Morocco is full of colorful cities and deserts, but the High Atlas Mountain Range is an unexpected gem in this geographically diverse country. Ascending the peak of Mount Toubkal is a significant trek at over 12,000 feet of changing elevation; it's a good thing the non-technical climb has an established trail. As you near the summit, you'll come face to face with a significant population of indigenous Berbers and their quiet villages. These outposts are a haven for climbers, who often depend on the warm food and cozy accommodations to help them reach their destination.
The traditional mud-brick city of Ait Benhaddou is so recognizable you may have already seen it in a blockbuster Hollywood film. This old fortified village is the best-preserved Kasbah in Morocco and the most faithful representation of traditional Moroccan earthen clay structures. General entry is reasonably priced, but a few more dollars will get you a knowledgeable tour guide who may introduce you to families still living in the city. Spend the day taking photos, then compare them to scenes from films like Gladiator and Lawrence of Arabia, and the television series Game of Thrones.
An authentic experience of a city like Marrakesh or Tangier includes a nighttime stroll through the brightly lit marketplaces. If possible, you can get a guide who can lead you through a weaver's workshop or an artisan's studio. With the tourists gone and locals out in full force, you're bound to mingle with new friends while enjoying the sounds of traditional music.
The beach town of Essaouira was an important commercial center until the 19th century, but its relaxing vibe is what keeps this city on the map. The strong winds that make sunbathing impossible are a blessing for surfers and water sports lovers alike. Spend the day taking surfing lessons, then head to the fish market for the fresh catch of the day. In the evening, wander the winding streets of the old medina, where Orson Welles' Othello was filmed inside the city walls.
Chefchaouen is best known as the Blue City for its terraced, blue-rinsed buildings overlooking the landscape. While the scenery makes for some breathtaking photo opportunities, don't miss out on some of Chefchaouen's other rare treasures. The city is the only place in the world where you can find their colorful, handcrafted Riffi wool blankets. You can find them in a variety of bright colors, but the popular Blue Sky Blanket is most reminiscent of this dreamy town.
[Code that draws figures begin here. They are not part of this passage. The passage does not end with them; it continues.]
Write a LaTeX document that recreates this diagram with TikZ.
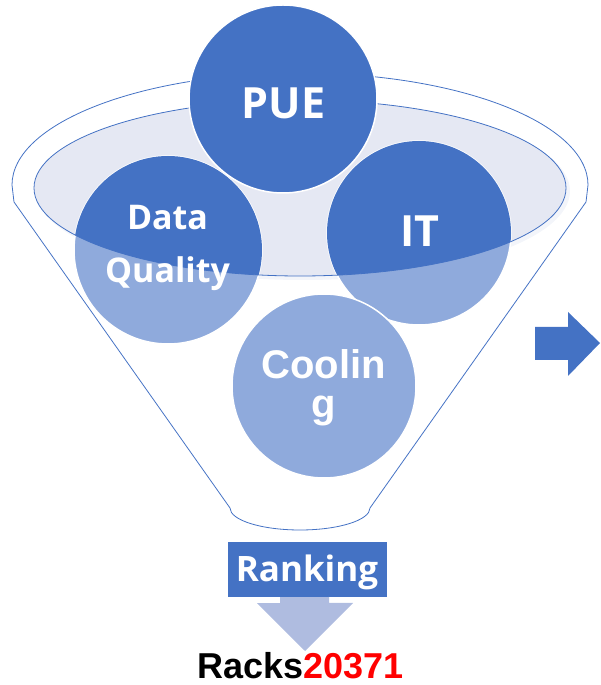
\documentclass[tikz,border=0pt]{standalone}
\usepackage{fontspec}
\usepackage{tikz}
\newfontfamily\segoe{Open Sans}
\newfontfamily\arial{Liberation Sans}
\definecolor{dark}{HTML}{4472C4}
\definecolor{light}{HTML}{8FAADC}
\definecolor{lav}{HTML}{E5E8F3}
\definecolor{pale}{HTML}{AFBCE0}
\definecolor{hot}{HTML}{FF0000}

\begin{document}
\begin{tikzpicture}[x=1pt,y=1pt,
  ball/.style = {circle, draw=white, line width=1.5pt, inner sep=0pt, minimum size=184pt},
  word/.style = {anchor=base, text=white, inner sep=0pt, font=\segoe\bfseries\fontsize{34}{34}\selectfont},
  big/.style = {word, font=\segoe\bfseries\fontsize{43}{43}\selectfont},
  cool/.style = {word, font=\arial\bfseries\fontsize{40}{40}\selectfont}]
\useasboundingbox (0,0) rectangle (601,685);
% funnel
\draw[dark, line width=0.8pt] (588,500) arc[start angle=0, end angle=180, x radius=288, y radius=112]
  -- (14,483) -- (230,177) arc[start angle=180, end angle=360, x radius=70, y radius=22]
  -- (586,483) -- cycle;
\fill[lav!45] (303,494) ellipse[x radius=267, y radius=89];
\fill[lav] (300,497) ellipse[x radius=266, y radius=88];
% balls
\node[ball, fill=light, minimum size=188pt] (2) at (168,435) {};
\node[ball, fill=light] (3) at (419,452) {};
\node[ball, fill=light] (4) at (324,299) {};
\begin{scope}
\clip (300,497) ellipse[x radius=266, y radius=88];
\fill[dark] (2.center) circle[radius=94];
\fill[dark] (3.center) circle[radius=92];
\end{scope}
\draw[dark, line width=0.8pt] (300,497) ellipse[x radius=266, y radius=88];
\node[ball, fill=dark, minimum size=188pt] (1) at (283,586) {};
% words
\node[big] (t1) at (283.5,566) {PUE};
\node[word] (t2) at (167.5,455) {Data};
\node[word] (t2b) at (167.5,402) {Quality};
\node[big] (t3) at (420,438) {IT};
\node[cool] (t4) at (323.5,306) {Coolin};
\node[cool] (t4b) at (323.5,267) {g};
% ranking
\node[fill=dark, minimum width=159pt, minimum height=55pt, inner sep=0pt] (5) at (307.5,115.5) {};
\node[word, font=\segoe\bfseries\fontsize{35}{35}\selectfont] (t5) at (307,103) {Ranking};
\node[anchor=base, inner sep=0pt, font=\arial\bfseries\fontsize{36}{36}\selectfont] (6) at (300.5,6) {Racks\textcolor{hot}{20371}};
\fill[pale] (5.south) ++(-27.5,0) -- ++(0,-6) -- ++(-23,0) -- (305,34) -- (353,82) -- ++(-24,0) -- ++(0,6) -- cycle;
% arrow
\fill[dark] (535,358) -- (568,358) -- (568,373) -- (600,342) -- (568,309) -- (568,325) -- (535,325) -- cycle;
\end{tikzpicture}
\end{document}
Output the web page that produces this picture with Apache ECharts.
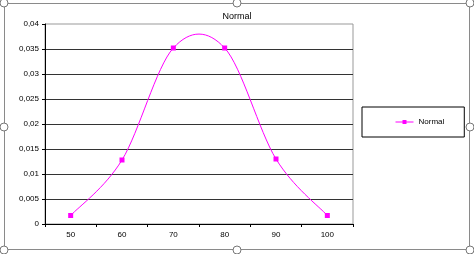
<!DOCTYPE html>
<html>
<head>
<meta charset="utf-8">
<script src="https://cdn.jsdelivr.net/npm/echarts@6/dist/echarts.min.js"></script>
<style>
  html, body { margin: 0; padding: 0; background: #fff; }
  #chart1 { width: 474px; height: 254px; }
</style>
</head>
<body>
<div id="chart1"></div>
<script>
var categories = ['50', '60', '70', '80', '90', '100'];
var normalValues = [0.0017, 0.0128, 0.0352, 0.0352, 0.013, 0.0017];

var dom = document.getElementById('chart1');
var myChart = echarts.init(dom, null, { renderer: 'canvas' });

var font = '"Liberation Sans", Arial, sans-serif';

// excel selection handles round the chart frame
var handles = [[4, 3], [237, 3], [470, 3], [4, 127], [470, 127], [4, 250], [237, 250], [470, 250]];
var graphics = [{
  type: 'rect', z: -1,
  shape: { x: 4.5, y: 3.5, width: 465, height: 246 },
  style: { fill: '#fff', stroke: '#8a8a8a', lineWidth: 1 }
}];
handles.forEach(function (h) {
  graphics.push({
    type: 'circle', z: 100,
    shape: { cx: h[0], cy: h[1], r: 4 },
    style: { fill: '#fff', stroke: '#777', lineWidth: 1 }
  });
});

// excel-like smoothed line (catmull-rom -> bezier), points from the axes
function renderCurve(params, api) {
  if (params.dataIndex !== 0) return;
  var pts = normalValues.map(function (v, i) { return api.coord([i, v]); });
  var d = 'M' + pts[0][0] + ' ' + pts[0][1];
  for (var i = 0; i < pts.length - 1; i++) {
    var p0 = pts[Math.max(i - 1, 0)], p1 = pts[i], p2 = pts[i + 1], p3 = pts[Math.min(i + 2, pts.length - 1)];
    var c1 = [p1[0] + (p2[0] - p0[0]) / 6, p1[1] + (p2[1] - p0[1]) / 6];
    var c2 = [p2[0] - (p3[0] - p1[0]) / 6, p2[1] - (p3[1] - p1[1]) / 6];
    d += ' C' + c1[0] + ' ' + c1[1] + ' ' + c2[0] + ' ' + c2[1] + ' ' + p2[0] + ' ' + p2[1];
  }
  return {
    type: 'path',
    shape: { pathData: d },
    style: { fill: null, stroke: '#FF00FF', lineWidth: 1 }
  };
}

var option = {
  backgroundColor: '#fff',
  color: ['#FF00FF'],
  textStyle: { fontFamily: font },
  title: {
    text: 'Normal',
    left: 'center',
    top: 7,
    textStyle: { fontSize: 9, fontWeight: 'normal', color: '#000', fontFamily: font }
  },
  graphic: graphics,
  legend: {
    left: 362,
    top: 107,
    itemWidth: 18,
    itemHeight: 5,
    itemGap: 4,
    padding: [11, 20, 11, 33],
    borderColor: '#000',
    borderWidth: 1,
    textStyle: { fontSize: 8, color: '#000', fontFamily: font },
    data: [{ name: 'Normal', lineStyle: { color: '#FF00FF', width: 1, opacity: 1 } }]
  },
  grid: {
    left: 45,
    right: 121,
    top: 24,
    bottom: 30,
    show: true,
    borderColor: '#999',
    borderWidth: 1,
    backgroundColor: '#fff'
  },
  xAxis: {
    type: 'category',
    data: categories,
    boundaryGap: true,
    axisLine: { lineStyle: { color: '#000', width: 1 } },
    axisTick: { show: true, length: 3, lineStyle: { color: '#000' } },
    axisLabel: { fontSize: 8, color: '#000', margin: 7 }
  },
  yAxis: {
    type: 'value',
    min: 0,
    max: 0.04,
    interval: 0.005,
    axisLine: { show: true, lineStyle: { color: '#000', width: 1 } },
    axisTick: { show: true, length: 3, lineStyle: { color: '#000' } },
    axisLabel: {
      fontSize: 8,
      color: '#000',
      margin: 6,
      formatter: function (v) { return String(+v.toFixed(3)).replace('.', ','); }
    },
    splitLine: { show: true, showMaxLine: false, lineStyle: { color: '#333', width: 1 } }
  },
  series: [{
    name: 'Normal',
    type: 'line',
    data: normalValues,
    symbol: 'rect',
    symbolSize: 5,
    lineStyle: { width: 0, opacity: 0 },
    itemStyle: { color: '#FF00FF' },
    z: 3
  }, {
    name: 'Normal',
    type: 'custom',
    renderItem: renderCurve,
    data: normalValues.map(function (v, i) { return [i, v]; }),
    encode: { x: 0, y: 1 },
    silent: true,
    z: 2
  }]
};

myChart.setOption(option);
window.addEventListener('resize', myChart.resize);
</script>
</body>
</html>
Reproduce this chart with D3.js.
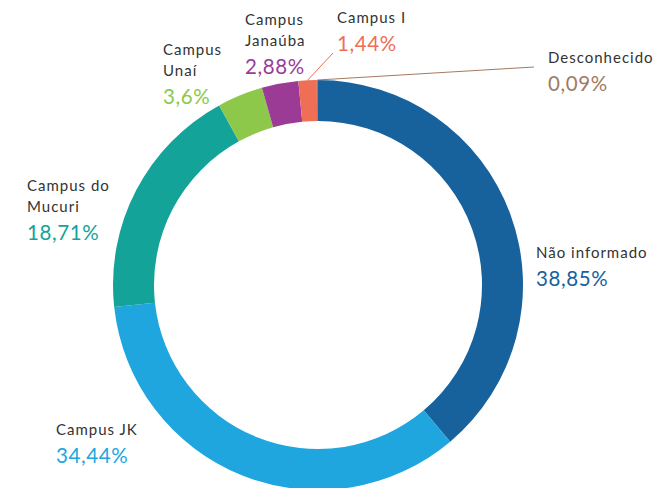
<!DOCTYPE html>
<html>
<head>
<meta charset="utf-8">
<script src="https://cdn.jsdelivr.net/npm/d3@7"></script>
<style>
  body { margin: 0; background: #fff; }
  text { font-family: Lato, "Open Sans", sans-serif; }
</style>
</head>
<body>
<script>
// data
const categories = ["Não informado", "Campus JK", "Campus do Mucuri", "Campus Unaí", "Campus Janaúba", "Campus I", "Desconhecido"];
const values = [38.85, 34.44, 18.71, 3.6, 2.88, 1.44, 0.09];
const valueLabels = ["38,85%", "34,44%", "18,71%", "3,6%", "2,88%", "1,44%", "0,09%"];
const colors = ["#17619d", "#20a6df", "#13a399", "#8dc84a", "#9b3b96", "#ee6e56", "#a37a62"];

// label layout: name lines, x, first baseline
const labelLayout = [
  { lines: ["Não informado"], x: 536, y: 258 },
  { lines: ["Campus JK"], x: 56, y: 435 },
  { lines: ["Campus do", "Mucuri"], x: 27, y: 191 },
  { lines: ["Campus", "Unaí"], x: 163, y: 55 },
  { lines: ["Campus", "Janaúba"], x: 245, y: 25 },
  { lines: ["Campus I"], x: 337, y: 23 },
  { lines: ["Desconhecido"], x: 548, y: 63 }
];
// leader line ends for the tiny slices (index -> end point)
const leaders = { 5: [333, 53], 6: [534, 67] };

const width = 666, height = 488;
const cx = 318, cy = 285, outerR = 205, innerR = 164;

const svg = d3.select("body").append("svg")
  .attr("width", width)
  .attr("height", height);

const data = categories.map((c, i) => ({ name: c, value: values[i], label: valueLabels[i], i: i }));

const pie = d3.pie().sort(null).value(d => d.value);
const arc = d3.arc().innerRadius(innerR).outerRadius(outerR);
const arcs = pie(data);

const g = svg.append("g").attr("transform", `translate(${cx},${cy})`);

g.selectAll("path.slice")
  .data(arcs)
  .enter().append("path")
  .attr("class", "slice")
  .attr("d", arc)
  .attr("fill", d => colors[d.data.i]);

// leader lines from outer edge of small slices
const edge = d3.arc().innerRadius(outerR).outerRadius(outerR);
Object.keys(leaders).forEach(k => {
  const a = arcs[+k];
  const p = edge.centroid(a);
  const end = leaders[k];
  svg.append("line")
    .attr("x1", cx + p[0]).attr("y1", cy + p[1])
    .attr("x2", end[0]).attr("y2", end[1])
    .attr("stroke", colors[+k])
    .attr("stroke-width", 1);
});

// labels
labelLayout.forEach((l, i) => {
  const t = svg.append("g");
  l.lines.forEach((line, j) => {
    t.append("text")
      .attr("x", l.x)
      .attr("y", l.y + j * 20.5)
      .attr("font-size", 15)
      .attr("letter-spacing", 1)
      .attr("fill", "#333")
      .text(line);
  });
  t.append("text")
    .attr("x", l.x)
    .attr("y", l.y + (l.lines.length - 1) * 20.5 + 28)
    .attr("font-size", 20.5)
    .attr("letter-spacing", 0.6)
    .attr("fill", colors[i])
    .text(valueLabels[i]);
});
</script>
</body>
</html>
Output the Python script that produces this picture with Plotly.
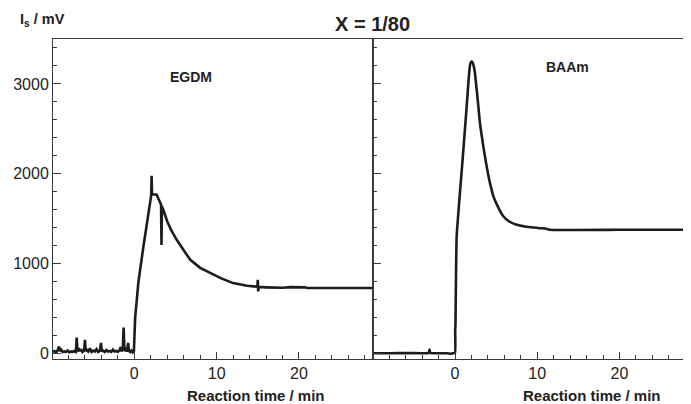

This complex of caves on the Northwestern coast of Tangier come with their fair share of mythological tales. Some say the Roman hero Hercules spent the night here before performing his fabled eleventh labor. Others insist this vast archaeological network was the route that Barbary Macaques took to the Rock of Gibraltar. Nonetheless, this system of natural and hand-carved caverns is an attraction you won't want to miss. Entrance into the caves is not expensive, but the time you'll spend wandering around is priceless.